A autora já confirmou mais outros dois livros e está nesse momento em Roma, escrevendo. Podemos acompanhar essa jornada na Newsletter da própria autora: Elif Life.
No site do American Academy in Rome, onde Elif está participando de um projeto de escrita, temos a descrição dos outros livros da série:
Descrição do Projeto:
Meu projeto é um romance chamado Camino Real, o terceiro de uma série de quatro livros planejados. Os dois primeiros romances, The Idiot (2017) e Either/Or (2022), foram ambientados em meados dos anos noventa, durante os anos de faculdade de Selin, uma narradora turco-americana semelhante a Elif. Eles narraram a determinação de Selin em se tornar uma romancista e sua estratégia para fazer isso acontecer—tentando viver uma vida que se assemelhasse aos seus romances favoritos. Camino Real é ambientado entre 2000 e 2011, na Califórnia, onde Selin se mudou após a faculdade para estudar no Centro de Estudos do Romance da Universidade de Stanford. O título do livro vem de uma estrada costeira, construída por missionários espanhóis durante a vida de Cervantes, que passa a desempenhar um grande papel na vida de Selin ao dirigir. O quarto livro de Selin, The Two Lives, terminará em 2017—o ano em que Selin completa quarenta anos, publica seu próprio primeiro romance, começa a se perguntar se os romances arruinaram sua vida e se propõe a reformar os romances de dentro para fora.

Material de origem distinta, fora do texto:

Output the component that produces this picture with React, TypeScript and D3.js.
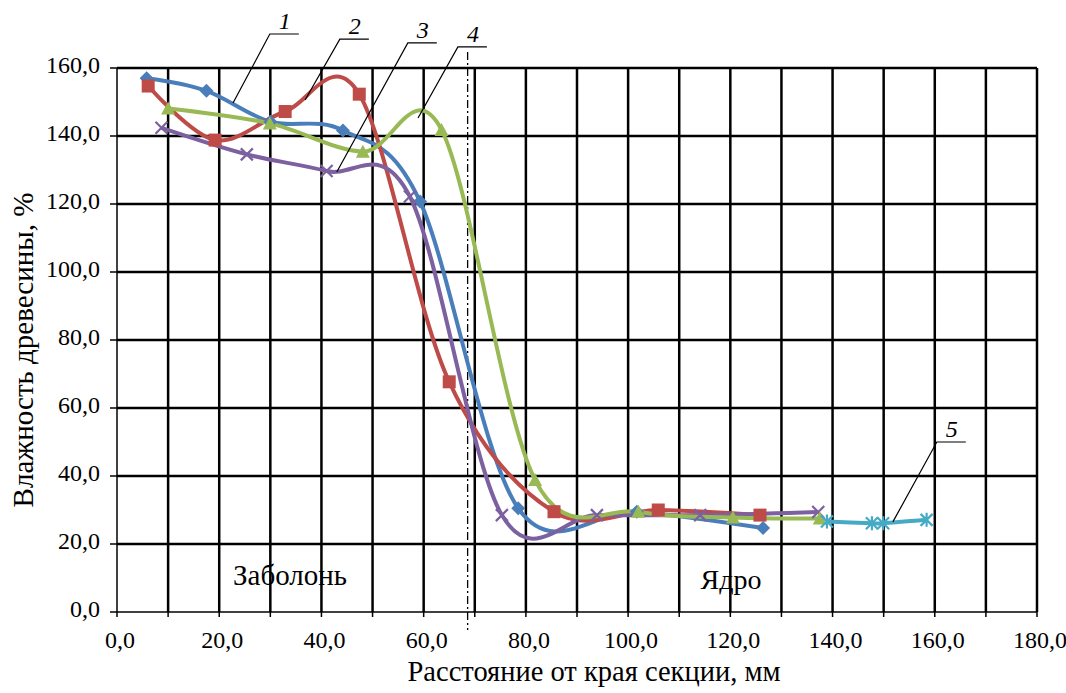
import React from 'react';
import * as d3 from 'd3';

const width = 1066;
const height = 693;
const margin = { left: 117, right: 29, top: 68, bottom: 81 };

const xTicks = [0, 20, 40, 60, 80, 100, 120, 140, 160, 180];
const yTicks = [0, 20, 40, 60, 80, 100, 120, 140, 160];

// series 1..5 (distance mm, moisture %)
const s1x = [5.8, 17.5, 30.0, 44.2, 59.3, 78.5, 101.7, 126.4];
const s1y = [157.0, 153.3, 144.2, 141.6, 120.7, 30.5, 29.5, 24.7];
const s2x = [6.1, 19.2, 32.9, 47.4, 65.0, 85.5, 105.9, 125.8];
const s2y = [154.7, 138.8, 147.2, 152.3, 67.7, 29.5, 30.0, 28.5];
const s3x = [8.7, 25.4, 41.0, 57.3, 75.3, 93.9, 114.1, 137.2];
const s3y = [142.4, 134.6, 129.7, 122.2, 28.5, 28.5, 28.5, 29.4];
const s4x = [10.0, 29.9, 48.1, 63.5, 81.8, 102.0, 120.5, 137.5];
const s4y = [148.1, 143.7, 135.4, 141.8, 38.8, 29.5, 27.8, 27.5];
const s5x = [138.9, 147.7, 149.9, 158.4];
const s5y = [26.6, 26.1, 26.1, 27.1];

const colors = ['#4A7EBB', '#BE4B48', '#7D60A0', '#98B954', '#46AAC5'];
const markers = ['diamond', 'square', 'cross', 'triangle', 'star'];

// leader labels: text, knee point and anchor (data units)
const labelText = ['1', '2', '3', '4', '5'];
const labelKnee = [[29.9, 170.0], [43.6, 168.5], [56.9, 167.4], [66.7, 166.2], [160.4, 50.0]];
const labelAnchor = [[22.7, 149.7], [36.8, 150.6], [43.0, 129.4], [58.9, 145.3], [151.8, 26.5]];

const boundaryX = 68.6;

const font = 'Liberation Serif';

function Marker({ type, color, x, y }: { type: string; color: string; x: number; y: number }) {
  if (type === 'diamond') {
    return <path d={`M${x},${y - 7}L${x + 7},${y}L${x},${y + 7}L${x - 7},${y}Z`} fill={color} />;
  }
  if (type === 'square') {
    return <rect x={x - 6.5} y={y - 6.5} width={13} height={13} fill={color} />;
  }
  if (type === 'triangle') {
    return <path d={`M${x},${y - 7}L${x + 7},${y + 6}L${x - 7},${y + 6}Z`} fill={color} />;
  }
  if (type === 'cross') {
    return (
      <path d={`M${x - 6},${y - 6}L${x + 6},${y + 6}M${x - 6},${y + 6}L${x + 6},${y - 6}`}
        stroke={color} strokeWidth={2.2} />
    );
  }
  return (
    <path d={`M${x - 6},${y - 6}L${x + 6},${y + 6}M${x - 6},${y + 6}L${x + 6},${y - 6}M${x},${y - 7}L${x},${y + 7}`}
      stroke={color} strokeWidth={2.2} />
  );
}

export default function App() {
  const x = d3.scaleLinear().domain([0, 180]).range([margin.left, width - margin.right]);
  const y = d3.scaleLinear().domain([0, 160]).range([height - margin.bottom, margin.top]);

  const line = d3.line<[number, number]>()
    .x(d => x(d[0]))
    .y(d => y(d[1]))
    .curve(d3.curveCatmullRom.alpha(0));

  const series = [
    d3.zip(s1x, s1y), d3.zip(s2x, s2y), d3.zip(s3x, s3y), d3.zip(s4x, s4y), d3.zip(s5x, s5y),
  ] as [number, number][][];

  const vLines = d3.range(10, 181, 10);
  const y0 = y(0);
  const fmt = (t: number) => d3.format('.1f')(t).replace('.', ',');

  return (
    <svg width={width} height={height} style={{ position: 'absolute', left: 0, top: 0, background: '#fff' }}>
      {/* grid */}
      {vLines.map(v => (
        <line key={'v' + v} x1={x(v)} x2={x(v)} y1={y(160)} y2={y0} stroke="#000" strokeWidth={2.5} />
      ))}
      {yTicks.filter(t => t > 0).map(t => (
        <line key={'h' + t} x1={x(0)} x2={x(180)} y1={y(t)} y2={y(t)} stroke="#000" strokeWidth={2.5} />
      ))}
      {/* axes */}
      <line x1={x(0)} x2={x(180)} y1={y0} y2={y0} stroke="#000" strokeWidth={1.5} />
      <line x1={x(0)} x2={x(0)} y1={y(160)} y2={y0} stroke="#000" strokeWidth={1.5} />
      {d3.range(0, 181, 10).map(v => (
        <line key={'xt' + v} x1={x(v)} x2={x(v)} y1={y0} y2={y0 + 5} stroke="#000" strokeWidth={1.5} />
      ))}
      {yTicks.map(t => (
        <line key={'yt' + t} x1={x(0) - 7} x2={x(0)} y1={y(t)} y2={y(t)} stroke="#000" strokeWidth={1.5} />
      ))}
      {xTicks.map(t => (
        <text key={'xl' + t} x={x(t) + 3} y={y0 + 36} textAnchor="middle" fontSize={24} fontFamily={font}>
          {fmt(t)}
        </text>
      ))}
      {yTicks.map(t => (
        <text key={'yl' + t} x={x(0) - 17} y={y(t) + 5} textAnchor="end" fontSize={24} fontFamily={font}>
          {fmt(t)}
        </text>
      ))}

      {/* sapwood / heartwood boundary */}
      <line x1={x(boundaryX)} x2={x(boundaryX)} y1={y(164.7)} y2={y0 + 18} stroke="#000"
        strokeWidth={1.3} strokeDasharray="8,3,2,3" />

      {/* series */}
      {series.map((s, i) => (
        <path key={'s' + i} d={line(s) || ''} fill="none" stroke={colors[i]} strokeWidth={4} />
      ))}
      {series.map((s, i) => (
        <g key={'m' + i}>
          {s.map((d, j) => <Marker key={j} type={markers[i]} color={colors[i]} x={x(d[0])} y={y(d[1])} />)}
        </g>
      ))}

      {/* leader labels */}
      {labelText.map((t, i) => {
        const kx = x(labelKnee[i][0]);
        const ky = y(labelKnee[i][1]);
        return (
          <g key={'lab' + i}>
            <path d={`M${x(labelAnchor[i][0])},${y(labelAnchor[i][1])}L${kx},${ky}L${kx + 29},${ky}`}
              fill="none" stroke="#000" strokeWidth={1.2} />
            <text x={kx + 15} y={ky - 5} textAnchor="middle" fontSize={24} fontStyle="italic" fontFamily={font}>{t}</text>
          </g>
        );
      })}

      <text x={290} y={585} textAnchor="middle" fontSize={29} fontFamily={font}>Заболонь</text>
      <text x={731} y={589} textAnchor="middle" fontSize={28} fontFamily={font}>Ядро</text>

      <text x={594} y={681} textAnchor="middle" fontSize={28.5} fontFamily={font}>Расстояние от края секции, мм</text>
      <text transform="translate(33,350) rotate(-90)" textAnchor="middle" fontSize={29} fontFamily={font}>
        Влажность древесины, %
      </text>
    </svg>
  );
}
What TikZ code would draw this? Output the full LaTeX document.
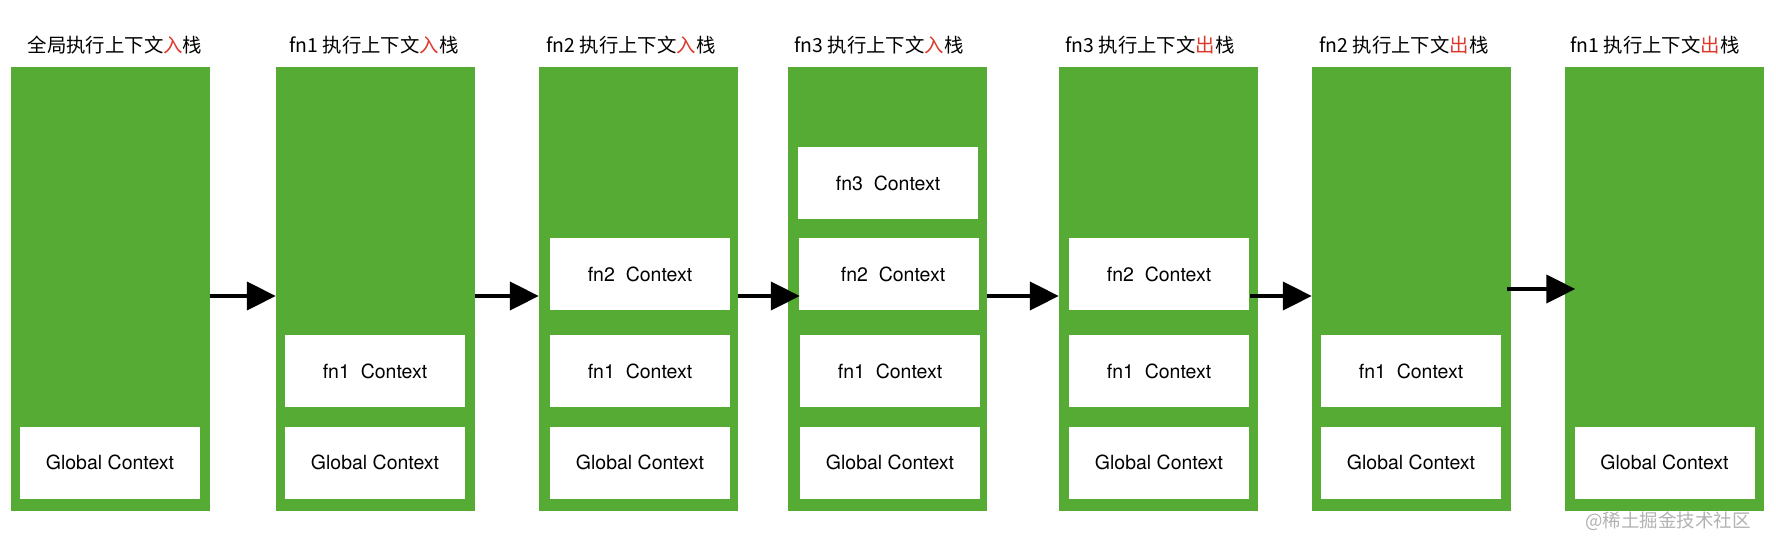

Quando esses novos livros saírem no Brasil, eu vou ter 30 anos ou mais, quase a idade que a Selin terá também, como se a autora estivesse esperando para eu ler novamente sobre minha vida em seus romances. Se eu tiver sorte, vou comentar sobre esses novos livros aqui na minha Newsletter ou em alguma outra plataforma. O que será de mim e de você daqui a 5, 10 anos? Estaremos ainda falando sobre livros? Você ainda vai estar me lendo? Ainda vou ser esse idiota?
adorei o texto! acho que vou comprar agora pelo menos a idiota
Amigo, pode me dar um mini spoiler? O Ivan aparece no segundo livro?